In MainClass.java, near the top of the class a YEAR variable is given. Set its value equal to the year of the data-set you had chosen.
The data-set is included in .gitignore, so it MUST be added manually; with the exception of the 2009 data-set.
MainClass.java contains the main class. Located in the src folder.
Some output could be provided as per testing.
This program is quiet memory intensive, particularily for Part A. The more memory the better.
The largest file in the 2015 data-set is ~1.5GB.
For 2015 in part A, you will need to set the heap size to 32768 MB. Part B will also require a larger heap size than the default one.
Pass the command -Xmx32768m to the VM to adjust memory (Here we set heap size to 32768 MB).
*NOTE* Due to the memory usage we have decided to run on different files from the 2015 dataset.
This way we can still verify the correctness of the network, and only need to improve our mememory management to run the 2015 dataset.
Connor Hryhoruk
CPU: AMD Ryzen 7 2700X
Dataset tested on: 2011
~Execution times [Output from execution] ~
Milliseconds to load output file: 45064ms (45.064 s)
Milliseconds to load input file and link it with output 45965ms (45.965 s)
Milliseconds of total execution: 91029ms (91.029 s)
Dataset tested on: 2012
Milliseconds to load output file: 238193ms (238.193 s)
Milliseconds to load input file and link it with output 2069120ms (2069.12 s)
Milliseconds of total execution: 2307314ms (2307.314 s)
Poupak Azad
CPU: Intel Core i7-10750
Dataset tested on: 2012
Milliseconds to load output file: 177898ms (177.898 s)
Milliseconds to load input file and link it with output 207913ms (207.913 s)
Milliseconds of total execution: 385812ms (385.812 s)
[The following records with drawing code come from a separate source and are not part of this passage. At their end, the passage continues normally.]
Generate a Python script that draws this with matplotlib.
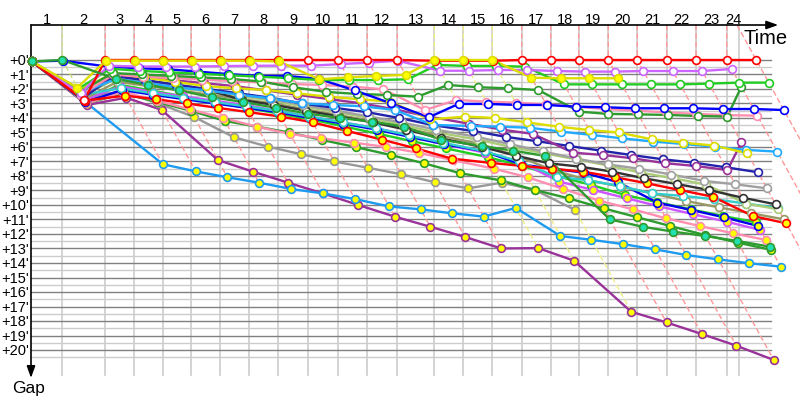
import numpy as np
import matplotlib
matplotlib.use("Agg")
import matplotlib.pyplot as plt

nan = np.nan

# ---------------- data ----------------
# leader's elapsed time at the end of each stage (index 0 = start), x units = minutes of gap
stage_time = [0, 3.91, 9.29, 12.91, 16.46, 20.04, 23.66, 27.29, 30.91, 34.66, 38.41,
              42.04, 45.79, 50.41, 54.04, 57.66, 61.34, 64.96, 68.46, 72.16, 75.79,
              79.46, 83.13, 86.96, 90.66]
grid_time = [3.91, 9.29, 12.91, 16.46, 20.04, 23.66, 27.29, 30.91, 34.66, 38.41,
             42.04, 45.79, 50.41, 54.04, 57.66, 61.34, 64.96, 68.46, 72.16, 75.79,
             79.46, 83.13, 86.96, 88.54]
stage_labels = [str(i) for i in range(1, 25)]
gap_labels = ["+%d'" % i for i in range(0, 21)]
# colour of the stage leader (guide line colour)
stage_leader = ['green'] + ['red'] * 11 + ['yellow'] * 3 + ['red'] * 9

# gap (minutes) of each rider after each stage
red     = [0.1, 2.76, 0, 0, 0, 0, 0, 0, 0, 0, 0, 0, 0, 0.05, 0.05, 0.05, 0, 0, 0, 0, 0, 0, 0, 0, 0]
yellow  = [0.1, 1.9, 0.05, 0.05, 0.05, 0.05, 0.05, 0.05, 0.1, 1.33, 1.2, 1.1, 1.03, 0, 0, 0,
           1.22, 1.26, 1.26, 1.26, nan, nan, nan, nan, nan]
violet  = [0.1, 2.3, 0.4, 0.45, 0.45, 0.45, 0.42, 0.4, 0.39, 0.39, 0.28, 0.18, 0.05, 0.74,
           0.74, 0.69, 0.69, 0.76, 0.8, 0.8, 0.76, 0.76, 0.76, 0.62, nan]
green   = [0.1, 2.0, 0.6, 0.75, 0.85, 0.95, 1.05, 1.15, 1.25, 1.38, 1.38, 1.38, 1.33, 0.34,
           0.41, 0.41, 0.46, 1.68, 1.68, 1.68, 1.68, 1.68, 1.63, 1.56, 1.56]
blue    = [0.1, 0.05, 0.46, 0.57, 0.64, 0.8, 0.97, 1.1, 1.1, 1.31, 2.1, 3.0, 3.95, 3.03, 3.03,
           3.1, 3.1, 3.22, 3.26, 3.33, 3.33, 3.33, 3.38, 3.38, 3.45]
dgreen  = [0.1, 2.2, 0.9, 1.0, 1.1, 1.2, 1.3, 1.49, 1.88, 2.2, 2.34, 2.41, 2.53, 1.72, 1.88,
           1.95, 2.07, 3.56, 3.72, 3.75, 3.79, 3.86, 3.9, 1.84, nan]
pink    = [0.1, 2.4, 1.0, 1.15, 1.25, 1.35, 1.45, 1.55, 1.66, 1.72, 1.84, 2.02, 3.45, 2.76,
           2.87, 2.94, 3.06, 3.22, 3.38, 3.5, 3.61, 3.72, 3.8, 3.84, nan]
yellow2 = [0.1, 2.1, 0.92, 1.2, 1.5, 1.8, 1.95, 2.07, 2.3, 2.53, 2.71, 2.87, 4.1, 3.9, 4.0,
           4.3, 4.6, 4.83, 5.0, 5.47, 5.7, 5.9, 6.43, nan, nan]
lblue   = [0.1, 2.3, 1.3, 1.6, 1.9, 2.1, 2.4, 2.64, 2.99, 3.1, 3.2, 3.45, 4.48, 4.55, 4.6,
           4.67, 4.94, 5.17, 5.4, 5.63, 5.79, 5.98, 6.2, 6.32, nan]
purple2 = [0.1, 2.5, 1.0, 1.2, 1.4, 1.6, 1.8, 2.1, 2.4, 2.7, 3.0, 3.4, 3.9, 4.4, 4.8, 5.1,
           6.39, 6.55, 6.78, 7.12, 7.31, 7.59, 5.68, nan, nan]
navy    = [0.1, 2.6, 1.1, 1.4, 1.7, 2.0, 2.3, 2.6, 3.0, 3.3, 3.6, 4.0, 4.5, 4.9, 5.3, 5.6,
           5.93, 6.25, 6.55, 6.85, 7.08, 7.4, 7.74, nan, nan]
gray    = [0.1, 2.5, 1.2, 1.5, 1.8, 2.1, 2.4, 2.7, 3.1, 3.5, 3.9, 4.3, 4.8, 5.3, 5.8, 6.3,
           6.8, 7.2, 7.5, 7.9, 8.34, 8.57, 8.85, nan, nan]
black   = [0.1, 2.6, 1.1, 1.4, 1.75, 2.07, 2.76, 3.1, 3.5, 3.9, 4.3, 4.8, 5.4, 6.0, 6.6,
           7.13, 7.36, 7.7, 8.16, 8.55, 8.97, 9.5, 9.95, nan, nan]
lolive  = [0.1, 2.5, 1.3, 1.6, 1.9, 2.2, 2.5, 2.8, 3.2, 3.6, 4.0, 4.5, 5.0, 5.5, 6.0, 6.43,
           6.85, 7.29, 7.77, 8.16, 8.6, 9.9, 10.3, nan, nan]
red_y   = [0.1, 2.8, 2.46, 2.7, 3.0, 3.3, 3.6, 3.9, 4.3, 4.9, 5.5, 6.1, 6.8, 7.1, 7.3, 7.5,
           7.7, 8.09, 8.5, 8.97, 9.43, 10.76, 11.26, nan, nan]
cyan    = [0.1, 2.4, 1.95, 2.3, 2.6, 2.9, 3.2, 3.5, 3.9, 4.3, 4.7, 5.2, 5.7, 6.3, 7.0, 8.05,
           8.3, 8.7, 9.2, 9.38, 9.6, 9.9, 10.2, nan, nan]
olive   = [0.1, 2.7, 1.5, 1.8, 2.1, 2.4, 2.7, 3.0, 3.4, 3.8, 4.2, 4.7, 5.2, 5.8, 6.6, 7.6,
           8.28, 8.74, 9.2, 9.72, 10.16, 10.57, 10.99, nan, nan]
blue_y  = [0.1, 2.9, 2.07, 2.4, 2.7, 3.0, 3.3, 3.6, 4.0, 4.4, 4.8, 5.3, 5.8, 6.3, 7.2, 7.5,
           7.77, 8.43, 9.84, 10.34, 10.85, 11.45, nan, nan, nan]
violet_y = [0.1, 2.8, 1.8, 2.2, 2.5, 2.8, 3.1, 3.5, 3.9, 4.3, 4.7, 5.2, 5.8, 6.4, 7.0, 8.39,
            8.97, 9.54, 10.1, 10.64, 11.15, 11.72, nan, nan, nan]
green_y = [0.1, 2.9, 1.7, 2.1, 2.5, 2.9, 3.3, 3.7, 4.1, 4.6, 5.1, 5.6, 6.1, 6.7, 7.3, 8.0,
           8.6, 9.31, 9.8, 10.3, 10.76, 11.2, nan, nan, nan]
pink_y  = [0.1, 3.0, 2.2, 2.8, 3.4, 4.0, 4.6, 5.1, 5.4, 5.7, 6.0, 6.4, 6.9, 7.5, 8.1, 8.9,
           9.7, 10.3, 10.92, 11.45, 11.95, 12.41, nan, nan, nan]
dgreen_c = [0.1, 0.0, 1.3, 1.72, 2.1, 2.57, 2.9, 3.3, 3.7, 4.0, 4.25, 4.6, 5.5, 5.93, 6.25,
            6.62, 10.99, 11.5, 11.84, 12.14, 12.48, 12.87, nan, nan, nan]
dgreen_y = [0.1, 3.0, 2.3, 2.9, 3.5, 4.2, 4.6, 5.0, 5.52, 6.02, 6.55, 7.13, 7.8, 8.3, 8.97,
            9.54, 10.23, 10.85, 11.45, 12.07, 12.6, 13.1, nan, nan, nan]
gray_y  = [0.1, 2.5, 2.2, 3.0, 3.93, 5.33, 5.98, 6.5, 7.0, 7.43, 7.88, 8.43, 8.85, 8.46, 8.97,
           10.34, nan, nan, nan, nan, nan, nan, nan, nan, nan]
lblue_y = [0.1, 2.9, 7.19, 7.68, 8.09, 8.46, 8.9, 9.2, 9.59, 10.1, 10.3, 10.57, 10.8, 10.2,
           12.14, 12.4, 12.7, 13.06, 13.45, 13.75, 14.02, 14.25, nan, nan, nan]
purple_y = [0.1, 3.1, 2.6, 3.45, 6.9, 7.7, 8.46, 9.2, 10.0, 10.8, 11.5, 12.2, 13.0, 12.97,
            13.84, 17.36, 18.1, 18.9, 19.7, 20.69, nan, nan, nan, nan, nan]

# (gaps, line colour, marker fill) in drawing order (first = bottom)
riders = [
    (purple_y, '#993399', '#FFFF00'), (lblue_y, '#1E9BF0', '#FFFF00'),
    (gray_y, '#999999', '#FFFF00'), (dgreen_y, '#2E9B2E', '#FFFF00'),
    (pink_y, '#FF8FB0', '#FFFF00'),
    (green_y, '#22CC22', '#FFFF00'), (violet_y, '#CC55FF', '#FFFF00'),
    (blue_y, '#0000EE', '#FFFF00'), (olive, '#999966', '#FFFFFF'),
    (cyan, '#33CCCC', '#FFFFFF'), (red_y, '#FF0000', '#FFFF00'),
    (lolive, '#AACC77', '#FFFFFF'), (black, '#333333', '#FFFFFF'),
    (gray, '#A0A0A0', '#FFFFFF'), (navy, '#2222AA', '#FFFFFF'),
    (purple2, '#993399', '#FFFFFF'), (lblue, '#22AAFF', '#FFFFFF'),
    (yellow2, '#DDDD00', '#FFFFFF'), (pink, '#FF8FB0', '#FFFFFF'),
    (dgreen, '#2E9B2E', '#FFFFFF'), (blue, '#0000FF', '#FFFFFF'),
    (green, '#22CC22', '#FFFFFF'), (violet, '#CC66FF', '#FFFFFF'),
    (red, '#FF0000', '#FFFFFF'), (yellow, '#DDDD00', '#FFFF00'),
    (dgreen_c, '#2E9B2E', '#22E0B0'),
]

guide_colors = {'red': '#FF9999', 'yellow': '#EEEE88', 'green': '#CCDD88'}

# ---------------- figure ----------------
fig = plt.figure(figsize=(8, 4), dpi=100)
ax = fig.add_axes([0, 0, 1, 1])
ax.set_xlim(-31 / 8, 769 / 8)
ax.set_ylim(340 / 14.5, -60 / 14.5)
ax.axis('off')

font = 'Liberation Sans'
top = -35 / 14.5          # top axis level
grid_right = 92.46
grid_bottom = 315 / 14.5

# horizontal grid
for m in range(0, 21):
    ax.plot([0, grid_right], [m + 0.5, m + 0.5], color='#CCCCCC', lw=1.0, zorder=1)
    ax.plot([0, grid_right], [m, m], color='#808080', lw=1.0, zorder=1.1)
# vertical grid
for gt in grid_time:
    ax.plot([gt, gt], [top, grid_bottom], color='#CCCCCC', lw=1.2, zorder=1)

# guide lines (same stage): vertical from the axis, then slanted through the gaps
max_gap = []
for s in range(1, 25):
    vals = [r[0][s] for r in riders if not np.isnan(r[0][s])]
    max_gap.append(max(vals))
for s in range(1, 25):
    T = stage_time[s]
    g_end = max_gap[s - 1] if s < 22 else 16
    c = guide_colors[stage_leader[s - 1]]
    if s < 24:
        xs, ys = [T, T, T + g_end], [top, 0, g_end]
    else:
        xs, ys = [T + top, T + g_end], [top, g_end]
    ax.plot(xs, ys, color=c, lw=1.0, ls=(0, (4, 2)), zorder=1.5)

# axes with arrows
ax.annotate('', xy=(93.4, top), xytext=(0, top),
            arrowprops=dict(arrowstyle='-|>,head_length=0.7,head_width=0.25', color='black', lw=1.2,
                            shrinkA=0, shrinkB=0), zorder=2)
ax.annotate('', xy=(0, 318 / 14.5), xytext=(0, top),
            arrowprops=dict(arrowstyle='-|>,head_length=0.7,head_width=0.25', color='black', lw=1.2,
                            shrinkA=0, shrinkB=0), zorder=2)

# stage labels
edges = [0] + grid_time
for i, lab in enumerate(stage_labels):
    ax.text((edges[i] + edges[i + 1]) / 2, top - 0.05, lab, ha='center', va='baseline',
            fontsize=10.5, family=font)
for m, lab in enumerate(gap_labels):
    ax.text(-0.25, m + 0.35, lab, ha='right', va='baseline', fontsize=10.5, family=font)
ax.text(89.0, -1.07, 'Time', ha='left', va='baseline', fontsize=14.5, family=font)
ax.text(-2.4, 22.94, 'Gap', ha='left', va='baseline', fontsize=12.5, family=font)

# riders
for k, (gaps, col, fill) in enumerate(riders):
    g = np.array(gaps, dtype=float)
    x = np.array(stage_time) + g
    ax.plot(x, g, color=col, lw=1.7, zorder=3 + 0.01 * k, solid_joinstyle='round')
for k, (gaps, col, fill) in enumerate(riders):
    g = np.array(gaps, dtype=float)
    x = np.array(stage_time) + g
    ax.plot(x, g, ls='none', marker='o', ms=5.6, mfc=fill, mec=col, mew=1.2,
            zorder=4 + 0.01 * k)

fig.savefig('out.png', dpi=100)
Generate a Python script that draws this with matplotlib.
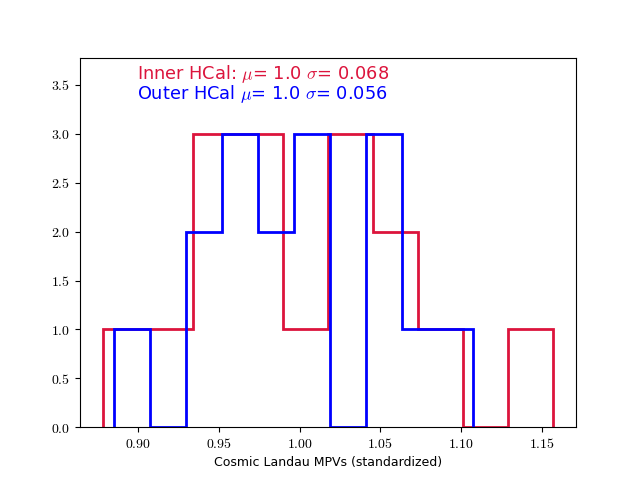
import matplotlib
matplotlib.use('Agg')
import matplotlib.pyplot as plt
from matplotlib.ticker import FuncFormatter
import numpy as np

# histogram contents
inner_edges = np.linspace(0.878, 1.1572, 11)
inner_counts = [1, 1, 3, 3, 1, 3, 2, 1, 0, 1]
outer_edges = np.linspace(0.8853, 1.1076, 11)
outer_counts = [1, 0, 2, 3, 2, 3, 0, 3, 1, 1]

inner_label = r"Inner HCal: $\mu$= 1.0 $\sigma$= 0.068"
outer_label = r"Outer HCal $\mu$= 1.0 $\sigma$= 0.056"
xlabel = "Cosmic Landau MPVs (standardized)"


def main():
    plt.rcParams['mathtext.fontset'] = 'cm'
    plt.rcParams['font.family'] = ['DejaVu Sans']

    f, ax = plt.subplots()
    f.set_size_inches(6.4, 4.8)

    ax.hist(inner_edges[:-1], bins=inner_edges, weights=inner_counts,
            histtype='step', color='crimson', linewidth=2)
    ax.hist(outer_edges[:-1], bins=outer_edges, weights=outer_counts,
            histtype='step', color='blue', linewidth=2)

    ax.set_ylim(0, 3.78)
    ax.set_yticks(np.arange(0, 3.51, 0.5))
    ax.xaxis.set_major_formatter(FuncFormatter(lambda v, p: r"$%.2f$" % v))
    ax.yaxis.set_major_formatter(FuncFormatter(lambda v, p: r"$%.1f$" % v))
    ax.tick_params(labelsize=10)

    ax.text(0.8996, 3.56, inner_label, color='crimson', fontsize=12.8, va='baseline')
    ax.text(0.8996, 3.356, outer_label, color='blue', fontsize=12.8, va='baseline')

    ax.set_xlabel(xlabel, fontsize=9)

    plt.savefig('out.png', format='png', dpi=100)
    plt.close()


main()
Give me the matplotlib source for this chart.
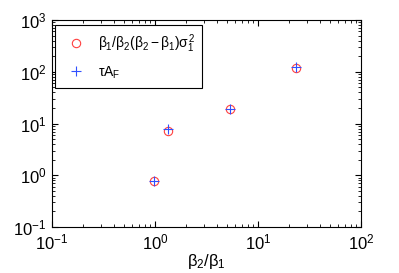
import numpy as np
import matplotlib
matplotlib.use('Agg')
import matplotlib.pyplot as plt

plt.rcParams['font.family'] = ['Liberation Sans', 'DejaVu Sans']
plt.rcParams['mathtext.fontset'] = 'custom'
plt.rcParams['mathtext.rm'] = 'Liberation Sans'
plt.rcParams['mathtext.it'] = 'Liberation Sans'
plt.rcParams['mathtext.bf'] = 'Liberation Sans'

# data
ratio = [0.98, 1.33, 5.3, 23.5]
sigma_term = [0.77, 7.1, 19.1, 118]
tau_af = [0.77, 8.0, 19.1, 124]

fig = plt.figure(figsize=(3.99, 2.73), dpi=100)
ax = fig.add_axes([52/399, 1-227/273, 309/399, 207/273])

ax.plot(ratio, sigma_term, 'o', mfc='none', mec='#ff4040', ms=6, mew=0.8,
        label=r'$\beta_1/\beta_2(\beta_2-\beta_1)\sigma_1^2$')
ax.plot(ratio, tau_af, '+', color='#3050ff', ms=7, mew=0.8,
        label=r'$\tau A_F$')

ax.set_xscale('log')
ax.set_yscale('log')
ax.set_xlim(0.1, 100)
ax.set_ylim(0.1, 1000)
ax.set_xlabel(r'$\beta_2/\beta_1$', fontsize=12, labelpad=0)

ax.tick_params(which='both', direction='in', top=True, right=True, labelsize=12)
ax.tick_params(axis='x', pad=4)
ax.tick_params(axis='y', pad=4)
ax.tick_params(which='major', length=4)
ax.tick_params(which='minor', length=2)
for s in ax.spines.values():
    s.set_linewidth(0.8)

leg = ax.legend(loc='upper left', bbox_to_anchor=(0.01, 0.976), borderaxespad=0,
                fontsize=10, fancybox=False, edgecolor='black', framealpha=1,
                handletextpad=0.6, borderpad=0.5, labelspacing=0.7)
leg.get_frame().set_linewidth(0.8)

fig.savefig('out.png', dpi=100)
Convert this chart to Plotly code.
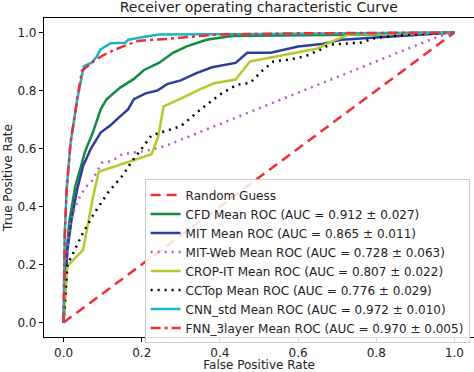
import plotly.graph_objects as go

# ---------------- data ----------------
rand_x = [0, 1]
rand_y = [0, 1]

cfd_x = [0, 0.005, 0.015, 0.03, 0.047, 0.055, 0.075, 0.095, 0.11, 0.145, 0.18, 0.205, 0.245, 0.28, 0.315, 0.366, 0.43, 0.6, 0.8, 0.9, 1.0]
cfd_y = [0, 0.2, 0.35, 0.47, 0.55, 0.59, 0.655, 0.735, 0.77, 0.81, 0.84, 0.87, 0.896, 0.93, 0.952, 0.975, 0.988, 0.99, 0.993, 0.998, 1.0]

mit_x = [0, 0.005, 0.01, 0.02, 0.035, 0.05, 0.07, 0.095, 0.12, 0.14, 0.165, 0.18, 0.21, 0.24, 0.265, 0.3, 0.34, 0.38, 0.44, 0.47, 0.53, 0.6, 0.66, 0.71, 0.8, 0.9, 1.0]
mit_y = [0, 0.15, 0.25, 0.35, 0.46, 0.54, 0.6, 0.655, 0.68, 0.705, 0.735, 0.77, 0.79, 0.8, 0.822, 0.835, 0.86, 0.88, 0.895, 0.93, 0.93, 0.952, 0.96, 0.975, 0.982, 0.992, 1.0]

web_x = [0, 0.005, 0.015, 0.03, 0.04, 0.055, 0.072, 0.098, 0.123, 0.149, 0.174, 0.208, 0.259, 0.45, 0.96, 1.0]
web_y = [0, 0.2, 0.33, 0.40, 0.43, 0.464, 0.487, 0.551, 0.556, 0.579, 0.585, 0.591, 0.608, 0.711, 0.987, 1.0]

crop_x = [0, 0.005, 0.01, 0.05, 0.065, 0.075, 0.09, 0.225, 0.242, 0.256, 0.30, 0.35, 0.385, 0.44, 0.477, 0.55, 0.65, 0.68, 0.73, 0.8, 1.0]
crop_y = [0, 0.12, 0.195, 0.25, 0.36, 0.43, 0.52, 0.58, 0.64, 0.745, 0.772, 0.805, 0.825, 0.838, 0.9, 0.918, 0.945, 0.965, 0.993, 0.995, 1.0]

cctop_x = [0, 0.005, 0.01, 0.025, 0.05, 0.08, 0.115, 0.15, 0.175, 0.2, 0.225, 0.3, 0.35, 0.4, 0.443, 0.477, 0.51, 0.537, 0.58, 0.62, 0.656, 0.68, 0.76, 0.8, 0.885, 1.0]
cctop_y = [0, 0.1, 0.2, 0.24, 0.31, 0.38, 0.45, 0.505, 0.556, 0.6, 0.645, 0.677, 0.734, 0.786, 0.82, 0.826, 0.87, 0.9, 0.907, 0.919, 0.94, 0.958, 0.965, 0.982, 0.993, 1.0]

cnn_x = [0, 0.003, 0.008, 0.018, 0.035, 0.045, 0.052, 0.072, 0.086, 0.094, 0.12, 0.157, 0.166, 0.208, 0.245, 0.5, 1.0]
cnn_y = [0, 0.3, 0.46, 0.62, 0.77, 0.84, 0.884, 0.896, 0.919, 0.941, 0.963, 0.965, 0.975, 0.985, 0.993, 0.995, 1.0]

fnn_x = [0, 0.003, 0.008, 0.018, 0.035, 0.047, 0.072, 0.098, 0.123, 0.157, 0.191, 0.242, 0.265, 0.39, 0.6, 1.0]
fnn_y = [0, 0.3, 0.46, 0.62, 0.77, 0.868, 0.896, 0.919, 0.936, 0.955, 0.971, 0.976, 0.978, 0.993, 0.997, 1.0]

names = [
    "Random Guess",
    "CFD Mean ROC (AUC = 0.912 ± 0.027)",
    "MIT Mean ROC (AUC = 0.865 ± 0.011)",
    "MIT-Web Mean ROC (AUC = 0.728 ± 0.063)",
    "CROP-IT Mean ROC (AUC = 0.807 ± 0.022)",
    "CCTop Mean ROC (AUC = 0.776 ± 0.029)",
    "CNN_std Mean ROC (AUC = 0.972 ± 0.010)",
    "FNN_3layer Mean ROC (AUC = 0.970 ± 0.005)",
]
tick_vals = [0.0, 0.2, 0.4, 0.6, 0.8, 1.0]
tick_text = ["0.0", "0.2", "0.4", "0.6", "0.8", "1.0"]

# ---------------- styles ----------------
series = [
    (rand_x, rand_y, "#ee2e36", "10px,6px", 2.5),
    (cfd_x, cfd_y, "#138a3c", "solid", 2.5),
    (mit_x, mit_y, "#2b3f9b", "solid", 2.5),
    (web_x, web_y, "#b05cbd", "2px,5px", 2.5),
    (crop_x, crop_y, "#b9c72e", "solid", 2.5),
    (cctop_x, cctop_y, "#000000", "2px,5px", 2.5),
    (cnn_x, cnn_y, "#17b5c6", "solid", 2.5),
    (fnn_x, fnn_y, "#ee2e36", "10px,4px,3px,4px", 2.5),
]

fig = go.Figure()
for (xs, ys, col, dash, w), nm in zip(series, names):
    fig.add_trace(go.Scatter(x=xs, y=ys, mode="lines", name=nm,
                             line=dict(color=col, dash=dash, width=w)))

font = "DejaVu Sans"
axis_common = dict(
    showline=True, linecolor="black", linewidth=1.2, mirror=True, automargin=False,
    ticks="outside", ticklen=4, tickcolor="black", showgrid=False, zeroline=False,
    tickfont=dict(family=font, size=12, color="#222"),
    tickvals=tick_vals, ticktext=tick_text,
)
fig.update_layout(
    width=474, height=372,
    margin=dict(l=44, r=0, t=18, b=35),
    paper_bgcolor="white", plot_bgcolor="white",
    title=dict(text="Receiver operating characteristic Curve", x=0.546, xanchor="center",
               y=0.995, yanchor="top", font=dict(family=font, size=14, color="#222")),
    xaxis=dict(range=[-0.05, 1.05], title=dict(text="False Positive Rate", standoff=5,
               font=dict(family=font, size=12, color="#222")), **axis_common),
    yaxis=dict(range=[-0.05, 1.05], title=dict(text="True Positive Rate", standoff=2,
               font=dict(family=font, size=12, color="#222")), **axis_common),
    legend=dict(x=0.234, y=0.494, xanchor="left", yanchor="top",
                bgcolor="rgba(255,255,255,0.85)", bordercolor="#cccccc", borderwidth=1,
                font=dict(family=font, size=12, color="#222"), itemwidth=30,
                tracegroupgap=0),
    showlegend=True,
)
fig.write_html("out.html", config={"displayModeBar": False},
               post_script="document.body.style.margin='0';document.body.style.overflow='hidden';")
The memory usage issues from part A was largely fixed in part B. Part A uses the FileParser class, while part B uses both FileSorter & WindowParser class. The WindowParser is optimized such that memory usage from reading files is limited to a buffers size, the files are pre-sorted, and Scanner's are not used for parsing. The results from part B is a significant improvement to performance, and reduced memory usage overhead compared to part A.
Features are extracted for ransomware payments. Payments are split into 24 hour windows.
To run Part B, you must first sort the input/output files for the given year. To do so, run src/FileSorter.java, set the year to the one which you are sorting. Then set SORT_INPUTS to true or false, where true indicates to sort an input file, as well as MONTH_TO_SORT for the specific month to sort.
The sorted files should be placed in the sortedFile/ directory.
Run src/Mainclass.java, with the cooresponding year and months in the given variables, and set WINDOW_FEATURE_EXTRACTION to true (false is part A).
The program extracts the following features for each address, placed in a results/featureExtraction.csv file:
- The address and its year/day
- Amount sent by the address
- The addresses Income
- Number of neighbours
- Number of co-addresses
- Number of successors (0 if there is no sending transaction for that address within the current window)
- If the address is a ransomeware (true/false)
- Total transactions in a window
- Number of white & ransome addresses in a window
The results/featureExtractionFinal.csv and results/featureExtraction.csv files are given in this branch for the 2015 and 2012 datasets, respectively.
The program should take approximately 30-40 minutes for the 2015 dataset, and 3 minutes for the 2012 dataset
Our machine learning approach is given in RandomForest.py.
Our resulting file is sorted in the order of the addresses year/day.
This python program takes the extracted features and performs backtesting from the file.
Since the file is already sorted by date, the time is simulated. As such, the java program does not need to be run for this part (Only the resulting sorted file is needed).